[start of Input for this task]

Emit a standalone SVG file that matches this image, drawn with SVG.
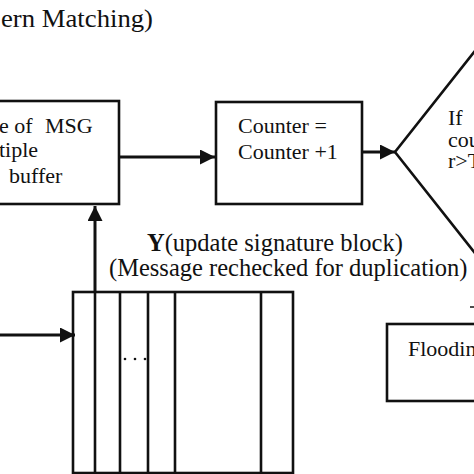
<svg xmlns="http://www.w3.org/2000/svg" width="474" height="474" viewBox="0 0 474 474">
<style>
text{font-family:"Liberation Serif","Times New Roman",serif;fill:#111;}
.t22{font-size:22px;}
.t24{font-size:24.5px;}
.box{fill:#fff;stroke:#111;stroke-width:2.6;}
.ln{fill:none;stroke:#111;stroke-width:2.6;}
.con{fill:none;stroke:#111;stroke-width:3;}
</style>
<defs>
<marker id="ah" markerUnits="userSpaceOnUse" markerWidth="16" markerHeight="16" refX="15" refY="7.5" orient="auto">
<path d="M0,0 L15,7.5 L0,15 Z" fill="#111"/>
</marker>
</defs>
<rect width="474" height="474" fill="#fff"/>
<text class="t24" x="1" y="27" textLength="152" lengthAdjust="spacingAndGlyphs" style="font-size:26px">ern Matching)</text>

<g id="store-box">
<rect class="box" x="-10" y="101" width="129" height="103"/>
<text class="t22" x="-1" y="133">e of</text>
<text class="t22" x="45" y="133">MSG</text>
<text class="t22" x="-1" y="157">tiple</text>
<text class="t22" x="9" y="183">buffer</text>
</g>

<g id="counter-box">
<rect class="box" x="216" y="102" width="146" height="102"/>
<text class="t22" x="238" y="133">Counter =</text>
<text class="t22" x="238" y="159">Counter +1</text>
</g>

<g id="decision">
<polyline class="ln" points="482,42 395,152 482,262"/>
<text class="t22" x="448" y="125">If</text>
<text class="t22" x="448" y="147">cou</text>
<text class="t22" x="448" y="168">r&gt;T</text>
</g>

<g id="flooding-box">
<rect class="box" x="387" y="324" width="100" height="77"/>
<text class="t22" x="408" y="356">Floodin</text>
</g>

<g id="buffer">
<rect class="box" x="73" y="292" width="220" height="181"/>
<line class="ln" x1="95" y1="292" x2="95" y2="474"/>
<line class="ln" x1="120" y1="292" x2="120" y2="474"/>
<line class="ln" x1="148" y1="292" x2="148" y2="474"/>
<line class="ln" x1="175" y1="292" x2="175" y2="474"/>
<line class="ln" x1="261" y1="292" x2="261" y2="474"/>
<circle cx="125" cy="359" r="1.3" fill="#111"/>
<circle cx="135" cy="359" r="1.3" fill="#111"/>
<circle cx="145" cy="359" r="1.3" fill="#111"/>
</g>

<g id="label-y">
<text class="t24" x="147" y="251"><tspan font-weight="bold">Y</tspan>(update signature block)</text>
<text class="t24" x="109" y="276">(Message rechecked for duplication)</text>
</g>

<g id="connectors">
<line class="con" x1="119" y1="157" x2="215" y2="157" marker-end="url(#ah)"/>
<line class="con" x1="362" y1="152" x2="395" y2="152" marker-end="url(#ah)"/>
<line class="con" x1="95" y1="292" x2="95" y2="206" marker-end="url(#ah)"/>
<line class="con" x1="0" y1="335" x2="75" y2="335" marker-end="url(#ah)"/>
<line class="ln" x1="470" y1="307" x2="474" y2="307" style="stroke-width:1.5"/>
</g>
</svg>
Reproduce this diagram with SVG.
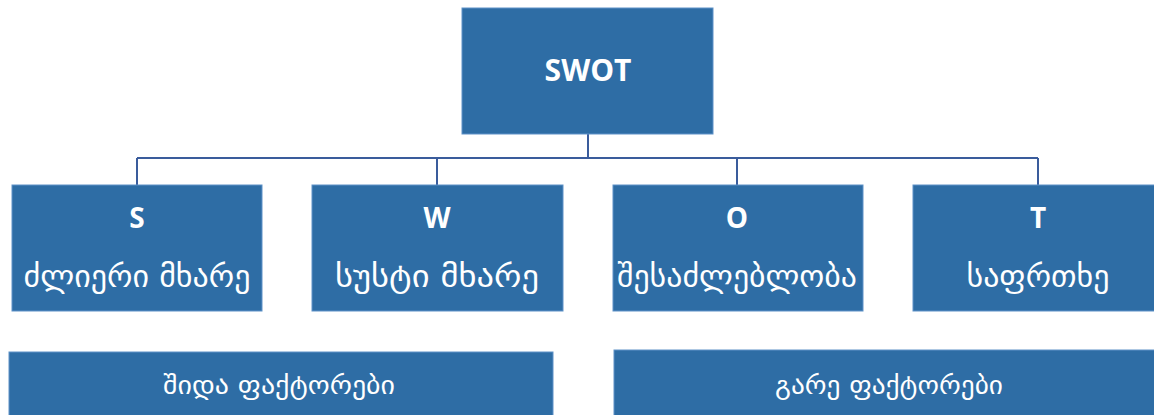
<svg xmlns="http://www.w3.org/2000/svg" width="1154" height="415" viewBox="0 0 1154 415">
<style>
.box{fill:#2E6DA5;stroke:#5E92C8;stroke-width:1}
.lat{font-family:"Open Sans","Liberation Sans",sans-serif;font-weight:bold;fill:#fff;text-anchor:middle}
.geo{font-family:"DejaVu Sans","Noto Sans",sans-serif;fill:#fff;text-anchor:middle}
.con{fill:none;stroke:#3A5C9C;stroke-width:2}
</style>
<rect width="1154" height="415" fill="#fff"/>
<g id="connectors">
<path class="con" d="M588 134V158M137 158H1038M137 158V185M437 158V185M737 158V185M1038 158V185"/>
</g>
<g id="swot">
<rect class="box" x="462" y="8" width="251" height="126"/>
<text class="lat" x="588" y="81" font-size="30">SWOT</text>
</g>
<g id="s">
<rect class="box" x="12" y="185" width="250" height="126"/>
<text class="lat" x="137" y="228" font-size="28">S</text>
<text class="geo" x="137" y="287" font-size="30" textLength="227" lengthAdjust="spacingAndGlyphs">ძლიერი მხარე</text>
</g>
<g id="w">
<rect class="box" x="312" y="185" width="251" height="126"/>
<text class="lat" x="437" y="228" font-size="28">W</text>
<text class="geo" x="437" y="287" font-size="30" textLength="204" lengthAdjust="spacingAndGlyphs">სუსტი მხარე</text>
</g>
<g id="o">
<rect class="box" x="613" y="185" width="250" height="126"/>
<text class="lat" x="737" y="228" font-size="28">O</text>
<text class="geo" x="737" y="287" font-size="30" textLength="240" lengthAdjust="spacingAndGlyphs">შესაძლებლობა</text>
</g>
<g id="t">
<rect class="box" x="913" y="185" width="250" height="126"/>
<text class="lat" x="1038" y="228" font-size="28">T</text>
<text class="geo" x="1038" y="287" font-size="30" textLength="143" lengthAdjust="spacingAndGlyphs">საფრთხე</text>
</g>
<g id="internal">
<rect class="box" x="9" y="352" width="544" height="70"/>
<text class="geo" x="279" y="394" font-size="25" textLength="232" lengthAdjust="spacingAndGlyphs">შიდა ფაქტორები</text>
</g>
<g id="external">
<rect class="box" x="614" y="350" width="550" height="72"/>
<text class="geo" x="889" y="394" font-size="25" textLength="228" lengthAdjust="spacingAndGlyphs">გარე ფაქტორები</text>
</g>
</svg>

[end of Input for this task]

§ **Given problem**
Will you restate every entry word for word and omit the images?

§ **Written answer**
Emit a standalone SVG file that matches this image, drawn with SVG.
<svg xmlns="http://www.w3.org/2000/svg" width="474" height="474" viewBox="0 0 474 474">
<style>
text{font-family:"Liberation Serif","Times New Roman",serif;fill:#111;}
.t22{font-size:22px;}
.t24{font-size:24.5px;}
.box{fill:#fff;stroke:#111;stroke-width:2.6;}
.ln{fill:none;stroke:#111;stroke-width:2.6;}
.con{fill:none;stroke:#111;stroke-width:3;}
</style>
<defs>
<marker id="ah" markerUnits="userSpaceOnUse" markerWidth="16" markerHeight="16" refX="15" refY="7.5" orient="auto">
<path d="M0,0 L15,7.5 L0,15 Z" fill="#111"/>
</marker>
</defs>
<rect width="474" height="474" fill="#fff"/>
<text class="t24" x="1" y="27" textLength="152" lengthAdjust="spacingAndGlyphs" style="font-size:26px">ern Matching)</text>

<g id="store-box">
<rect class="box" x="-10" y="101" width="129" height="103"/>
<text class="t22" x="-1" y="133">e of</text>
<text class="t22" x="45" y="133">MSG</text>
<text class="t22" x="-1" y="157">tiple</text>
<text class="t22" x="9" y="183">buffer</text>
</g>

<g id="counter-box">
<rect class="box" x="216" y="102" width="146" height="102"/>
<text class="t22" x="238" y="133">Counter =</text>
<text class="t22" x="238" y="159">Counter +1</text>
</g>

<g id="decision">
<polyline class="ln" points="482,42 395,152 482,262"/>
<text class="t22" x="448" y="125">If</text>
<text class="t22" x="448" y="147">cou</text>
<text class="t22" x="448" y="168">r&gt;T</text>
</g>

<g id="flooding-box">
<rect class="box" x="387" y="324" width="100" height="77"/>
<text class="t22" x="408" y="356">Floodin</text>
</g>

<g id="buffer">
<rect class="box" x="73" y="292" width="220" height="181"/>
<line class="ln" x1="95" y1="292" x2="95" y2="474"/>
<line class="ln" x1="120" y1="292" x2="120" y2="474"/>
<line class="ln" x1="148" y1="292" x2="148" y2="474"/>
<line class="ln" x1="175" y1="292" x2="175" y2="474"/>
<line class="ln" x1="261" y1="292" x2="261" y2="474"/>
<circle cx="125" cy="359" r="1.3" fill="#111"/>
<circle cx="135" cy="359" r="1.3" fill="#111"/>
<circle cx="145" cy="359" r="1.3" fill="#111"/>
</g>

<g id="label-y">
<text class="t24" x="147" y="251"><tspan font-weight="bold">Y</tspan>(update signature block)</text>
<text class="t24" x="109" y="276">(Message rechecked for duplication)</text>
</g>

<g id="connectors">
<line class="con" x1="119" y1="157" x2="215" y2="157" marker-end="url(#ah)"/>
<line class="con" x1="362" y1="152" x2="395" y2="152" marker-end="url(#ah)"/>
<line class="con" x1="95" y1="292" x2="95" y2="206" marker-end="url(#ah)"/>
<line class="con" x1="0" y1="335" x2="75" y2="335" marker-end="url(#ah)"/>
<line class="ln" x1="470" y1="307" x2="474" y2="307" style="stroke-width:1.5"/>
</g>
</svg>
Reproduce this diagram with SVG.
<svg xmlns="http://www.w3.org/2000/svg" width="1154" height="415" viewBox="0 0 1154 415">
<style>
.box{fill:#2E6DA5;stroke:#5E92C8;stroke-width:1}
.lat{font-family:"Open Sans","Liberation Sans",sans-serif;font-weight:bold;fill:#fff;text-anchor:middle}
.geo{font-family:"DejaVu Sans","Noto Sans",sans-serif;fill:#fff;text-anchor:middle}
.con{fill:none;stroke:#3A5C9C;stroke-width:2}
</style>
<rect width="1154" height="415" fill="#fff"/>
<g id="connectors">
<path class="con" d="M588 134V158M137 158H1038M137 158V185M437 158V185M737 158V185M1038 158V185"/>
</g>
<g id="swot">
<rect class="box" x="462" y="8" width="251" height="126"/>
<text class="lat" x="588" y="81" font-size="30">SWOT</text>
</g>
<g id="s">
<rect class="box" x="12" y="185" width="250" height="126"/>
<text class="lat" x="137" y="228" font-size="28">S</text>
<text class="geo" x="137" y="287" font-size="30" textLength="227" lengthAdjust="spacingAndGlyphs">ძლიერი მხარე</text>
</g>
<g id="w">
<rect class="box" x="312" y="185" width="251" height="126"/>
<text class="lat" x="437" y="228" font-size="28">W</text>
<text class="geo" x="437" y="287" font-size="30" textLength="204" lengthAdjust="spacingAndGlyphs">სუსტი მხარე</text>
</g>
<g id="o">
<rect class="box" x="613" y="185" width="250" height="126"/>
<text class="lat" x="737" y="228" font-size="28">O</text>
<text class="geo" x="737" y="287" font-size="30" textLength="240" lengthAdjust="spacingAndGlyphs">შესაძლებლობა</text>
</g>
<g id="t">
<rect class="box" x="913" y="185" width="250" height="126"/>
<text class="lat" x="1038" y="228" font-size="28">T</text>
<text class="geo" x="1038" y="287" font-size="30" textLength="143" lengthAdjust="spacingAndGlyphs">საფრთხე</text>
</g>
<g id="internal">
<rect class="box" x="9" y="352" width="544" height="70"/>
<text class="geo" x="279" y="394" font-size="25" textLength="232" lengthAdjust="spacingAndGlyphs">შიდა ფაქტორები</text>
</g>
<g id="external">
<rect class="box" x="614" y="350" width="550" height="72"/>
<text class="geo" x="889" y="394" font-size="25" textLength="228" lengthAdjust="spacingAndGlyphs">გარე ფაქტორები</text>
</g>
</svg>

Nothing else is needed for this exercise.